[BEGIN Input records]
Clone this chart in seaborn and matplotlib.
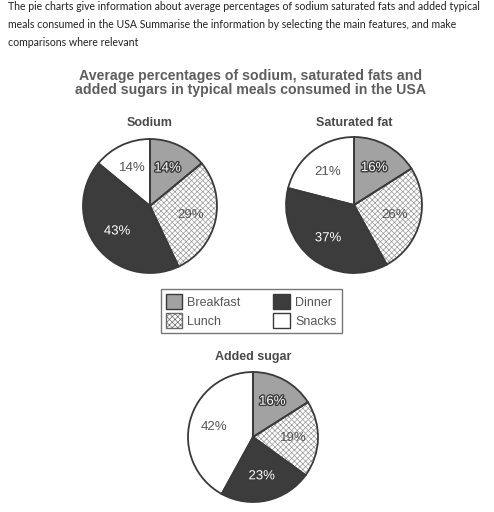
import numpy as np
import seaborn as sns
import matplotlib.pyplot as plt
import matplotlib.patheffects as pe
from matplotlib.patches import Patch

# meals and shares (%) for each nutrient
meals = ["Breakfast", "Lunch", "Dinner", "Snacks"]
sodium = [14, 29, 43, 14]
saturated_fat = [16, 26, 37, 21]
added_sugar = [16, 19, 23, 42]

intro = [
    "The pie charts give information about average percentages of sodium saturated fats and added typical",
    "meals consumed in the USA Summarise the information by selecting the main features, and make",
    "comparisons where relevant",
]
title = "Average percentages of sodium, saturated fats and\nadded sugars in typical meals consumed in the USA"

sns.set_theme(style="white")
plt.rcParams["font.family"] = ["Liberation Sans", "DejaVu Sans"]
plt.rcParams["hatch.linewidth"] = 0.5

W, H = 494, 512
fill = {"Breakfast": "#a2a2a2", "Lunch": "white", "Dinner": "#3c3c3c", "Snacks": "white"}
hatch = {"Breakfast": None, "Lunch": "xxxxxx", "Dinner": None, "Snacks": None}
dark_label = {"Breakfast": True, "Lunch": False, "Dinner": True, "Snacks": False}
edge = "#3a3a3a"

fig = plt.figure(figsize=(W / 100, H / 100), dpi=100)
fig.patch.set_facecolor("white")


def pie(values, name, cx, cy, r, ty):
    pad = 1.06
    ax = fig.add_axes([(cx - r * pad) / W, 1 - (cy + r * pad) / H,
                       2 * r * pad / W, 2 * r * pad / H])
    # fill + hatch (hatch takes the edge colour, so a light one here)
    wedges, _ = ax.pie(values, startangle=90, counterclock=False,
                       colors=[fill[m] for m in meals],
                       wedgeprops=dict(edgecolor="#999999", linewidth=0))
    for w, m in zip(wedges, meals):
        if hatch[m]:
            w.set_hatch(hatch[m])
    # outlines on top
    ax.pie(values, startangle=90, counterclock=False,
           colors=["none"] * len(values),
           wedgeprops=dict(edgecolor=edge, linewidth=1.3, fill=False))
    # percentage labels
    ang = 90 - (np.cumsum(values) - np.array(values) / 2) / sum(values) * 360
    for a, v, m in zip(ang, values, meals):
        x, y = 0.62 * np.cos(np.radians(a)), 0.62 * np.sin(np.radians(a))
        if dark_label[m]:
            ax.text(x, y, f"{v}%", ha="center", va="center", fontsize=9.5,
                    color="white",
                    path_effects=[pe.withStroke(linewidth=2.0, foreground="#3a3a3a")])
        else:
            ax.text(x, y, f"{v}%", ha="center", va="center", fontsize=9.5,
                    color="#555555")
    ax.set_xlim(-pad, pad)
    ax.set_ylim(-pad, pad)
    ax.set_aspect("equal")
    ax.axis("off")
    fig.text(cx / W, 1 - ty / H, name, ha="center", va="center",
             fontsize=9, fontweight="bold", color="#4a4a4a")


for i, line in enumerate(intro):
    fig.text(8 / W, 1 - (7 + 17.5 * i) / H, line, ha="left", va="center",
             fontsize=7.6, color="#222222", family=["Lato", "DejaVu Sans"])

fig.text(251 / W, 1 - 83 / H, title, ha="center", va="center",
         fontsize=10.2, fontweight="bold", color="#5e5e5e", linespacing=1.05)

pie(sodium, "Sodium", 150, 206, 67, 123)
pie(saturated_fat, "Saturated fat", 354, 205, 68, 123)
pie(added_sugar, "Added sugar", 253, 437, 65, 357)

handles = [Patch(facecolor=fill[m], edgecolor=edge, hatch=hatch[m], linewidth=1.0)
           for m in meals]
for h, m in zip(handles, meals):
    if hatch[m]:
        h.set_edgecolor("#6a6a6a")
leg = fig.legend(handles, meals, ncol=2, loc="center",
                 bbox_to_anchor=(251 / W, 1 - 311 / H), fontsize=9,
                 frameon=True, fancybox=False, edgecolor="#555555",
                 handlelength=1.35, handleheight=1.4, handletextpad=0.4,
                 columnspacing=2.6, borderpad=0.4, labelspacing=0.35,
                 labelcolor="#555555")
leg.get_frame().set_linewidth(1.0)

fig.savefig("out.png", dpi=100, facecolor="white")
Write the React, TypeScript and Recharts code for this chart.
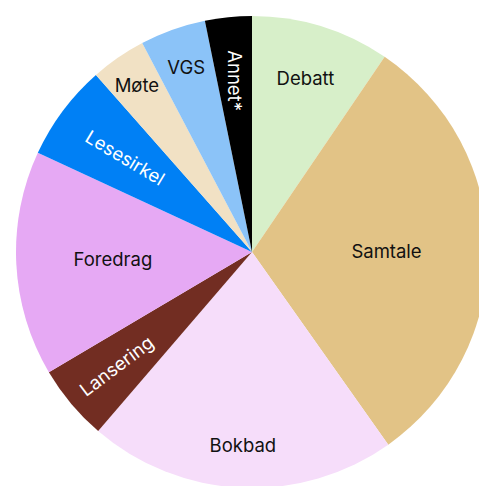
[END Input records]
## [Objective]
Restate the lines of the records exactly, starting at the first and stopping after the line with "added_sugar = [16, 19, 23, 42]". Leave out any picture.

## [Correct answer]
Clone this chart in seaborn and matplotlib.
import numpy as np
import seaborn as sns
import matplotlib.pyplot as plt
import matplotlib.patheffects as pe
from matplotlib.patches import Patch

# meals and shares (%) for each nutrient
meals = ["Breakfast", "Lunch", "Dinner", "Snacks"]
sodium = [14, 29, 43, 14]
saturated_fat = [16, 26, 37, 21]
added_sugar = [16, 19, 23, 42]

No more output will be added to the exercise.